#### To do:
Pull out all lines from the listing below in which the word "that" appears.

#### Extracted information:
*-*-*

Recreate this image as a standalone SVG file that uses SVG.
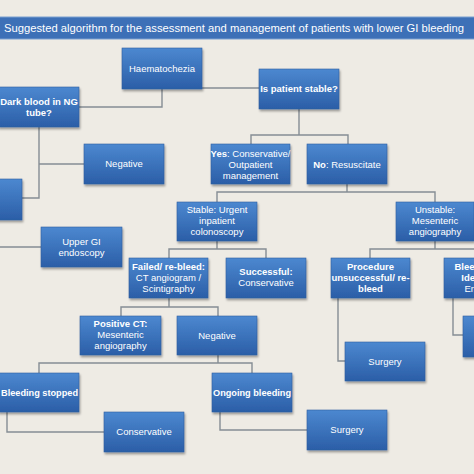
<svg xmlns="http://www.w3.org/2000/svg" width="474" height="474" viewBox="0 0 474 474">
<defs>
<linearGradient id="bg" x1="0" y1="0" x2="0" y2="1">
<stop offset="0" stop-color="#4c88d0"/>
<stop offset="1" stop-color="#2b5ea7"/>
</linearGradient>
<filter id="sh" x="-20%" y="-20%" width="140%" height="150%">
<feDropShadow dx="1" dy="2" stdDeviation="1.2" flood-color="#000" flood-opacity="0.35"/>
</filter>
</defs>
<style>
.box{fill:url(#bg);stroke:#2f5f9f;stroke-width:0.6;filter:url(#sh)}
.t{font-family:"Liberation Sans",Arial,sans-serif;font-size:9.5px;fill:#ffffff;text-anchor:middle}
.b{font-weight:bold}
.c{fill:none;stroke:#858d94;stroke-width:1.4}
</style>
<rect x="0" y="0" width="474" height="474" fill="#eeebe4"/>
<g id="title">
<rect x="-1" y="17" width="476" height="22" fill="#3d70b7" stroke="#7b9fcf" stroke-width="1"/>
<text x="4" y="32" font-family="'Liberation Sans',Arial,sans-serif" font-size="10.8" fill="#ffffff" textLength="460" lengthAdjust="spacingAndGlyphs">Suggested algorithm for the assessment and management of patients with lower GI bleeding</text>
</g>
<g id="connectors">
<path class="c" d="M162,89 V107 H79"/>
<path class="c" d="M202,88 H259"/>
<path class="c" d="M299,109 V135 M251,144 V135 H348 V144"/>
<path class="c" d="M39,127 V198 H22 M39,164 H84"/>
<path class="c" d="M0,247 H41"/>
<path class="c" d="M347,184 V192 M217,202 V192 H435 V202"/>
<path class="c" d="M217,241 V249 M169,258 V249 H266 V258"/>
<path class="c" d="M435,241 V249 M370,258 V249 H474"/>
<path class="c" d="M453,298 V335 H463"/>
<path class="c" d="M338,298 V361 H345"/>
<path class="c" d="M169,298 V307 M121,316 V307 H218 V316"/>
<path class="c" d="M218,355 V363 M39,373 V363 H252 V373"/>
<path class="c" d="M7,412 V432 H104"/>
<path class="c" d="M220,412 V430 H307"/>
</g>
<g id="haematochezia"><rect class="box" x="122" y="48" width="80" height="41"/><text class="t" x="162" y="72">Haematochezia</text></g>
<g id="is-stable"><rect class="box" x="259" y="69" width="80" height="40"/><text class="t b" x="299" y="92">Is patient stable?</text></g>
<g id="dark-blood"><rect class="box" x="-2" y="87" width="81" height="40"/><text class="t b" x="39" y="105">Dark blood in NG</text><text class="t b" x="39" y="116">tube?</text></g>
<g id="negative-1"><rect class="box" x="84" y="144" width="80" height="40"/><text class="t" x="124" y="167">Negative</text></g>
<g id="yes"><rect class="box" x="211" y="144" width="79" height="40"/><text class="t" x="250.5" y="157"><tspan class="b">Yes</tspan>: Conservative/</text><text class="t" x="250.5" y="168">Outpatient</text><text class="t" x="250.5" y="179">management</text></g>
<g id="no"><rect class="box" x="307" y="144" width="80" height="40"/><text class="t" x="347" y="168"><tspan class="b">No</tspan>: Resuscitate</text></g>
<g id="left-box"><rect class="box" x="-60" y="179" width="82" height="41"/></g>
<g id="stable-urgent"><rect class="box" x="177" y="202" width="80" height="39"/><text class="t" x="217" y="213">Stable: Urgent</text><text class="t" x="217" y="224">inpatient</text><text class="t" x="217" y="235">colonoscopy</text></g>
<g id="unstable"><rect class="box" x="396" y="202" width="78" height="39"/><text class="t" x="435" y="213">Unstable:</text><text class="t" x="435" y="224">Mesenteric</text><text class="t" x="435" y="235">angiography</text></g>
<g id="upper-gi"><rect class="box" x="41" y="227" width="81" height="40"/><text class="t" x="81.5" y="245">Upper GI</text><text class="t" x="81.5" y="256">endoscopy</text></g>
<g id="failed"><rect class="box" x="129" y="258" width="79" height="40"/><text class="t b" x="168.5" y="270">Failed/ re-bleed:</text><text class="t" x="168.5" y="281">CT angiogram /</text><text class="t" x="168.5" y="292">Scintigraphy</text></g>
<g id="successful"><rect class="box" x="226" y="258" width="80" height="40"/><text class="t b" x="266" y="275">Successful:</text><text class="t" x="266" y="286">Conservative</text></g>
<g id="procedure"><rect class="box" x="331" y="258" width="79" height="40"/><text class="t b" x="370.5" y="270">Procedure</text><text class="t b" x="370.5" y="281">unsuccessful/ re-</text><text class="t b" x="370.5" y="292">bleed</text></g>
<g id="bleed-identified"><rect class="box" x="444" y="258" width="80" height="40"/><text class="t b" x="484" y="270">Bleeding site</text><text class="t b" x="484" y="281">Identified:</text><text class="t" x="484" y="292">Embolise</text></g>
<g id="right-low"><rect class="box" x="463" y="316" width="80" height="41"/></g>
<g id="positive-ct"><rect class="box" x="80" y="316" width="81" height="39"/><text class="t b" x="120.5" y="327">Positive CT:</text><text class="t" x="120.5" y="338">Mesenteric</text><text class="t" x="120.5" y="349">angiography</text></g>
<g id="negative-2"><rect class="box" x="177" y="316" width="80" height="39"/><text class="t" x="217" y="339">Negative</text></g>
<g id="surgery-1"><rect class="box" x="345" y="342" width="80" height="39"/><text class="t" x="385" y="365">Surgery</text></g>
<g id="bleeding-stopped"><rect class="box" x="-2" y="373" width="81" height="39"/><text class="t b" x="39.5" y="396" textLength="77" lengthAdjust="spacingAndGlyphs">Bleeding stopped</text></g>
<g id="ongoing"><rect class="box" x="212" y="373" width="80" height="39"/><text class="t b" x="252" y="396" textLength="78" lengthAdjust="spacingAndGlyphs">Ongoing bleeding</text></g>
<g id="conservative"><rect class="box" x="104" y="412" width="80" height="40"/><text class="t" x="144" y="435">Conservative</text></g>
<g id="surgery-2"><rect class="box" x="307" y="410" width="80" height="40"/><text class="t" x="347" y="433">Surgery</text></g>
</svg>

*-*-*

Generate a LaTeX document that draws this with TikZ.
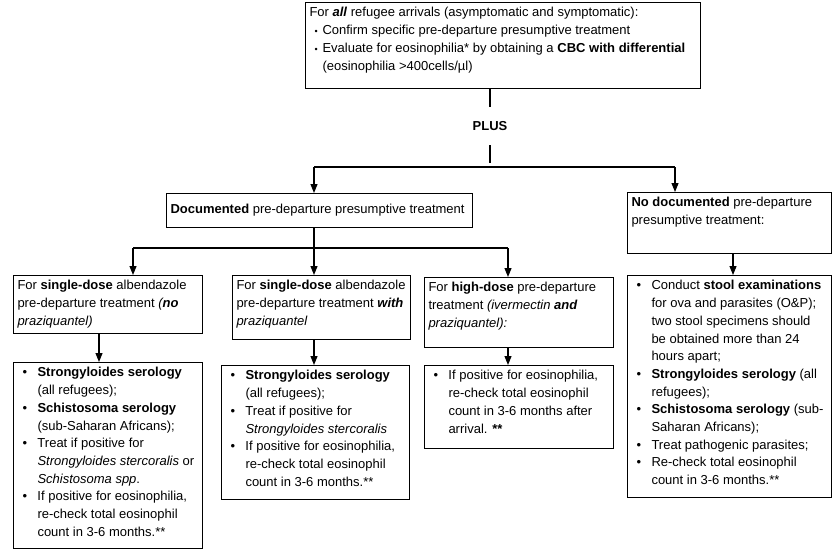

*-*-*

#### Exercise solution:
Recreate this image as a standalone SVG file that uses SVG.
Generate a LaTeX document that draws this with TikZ.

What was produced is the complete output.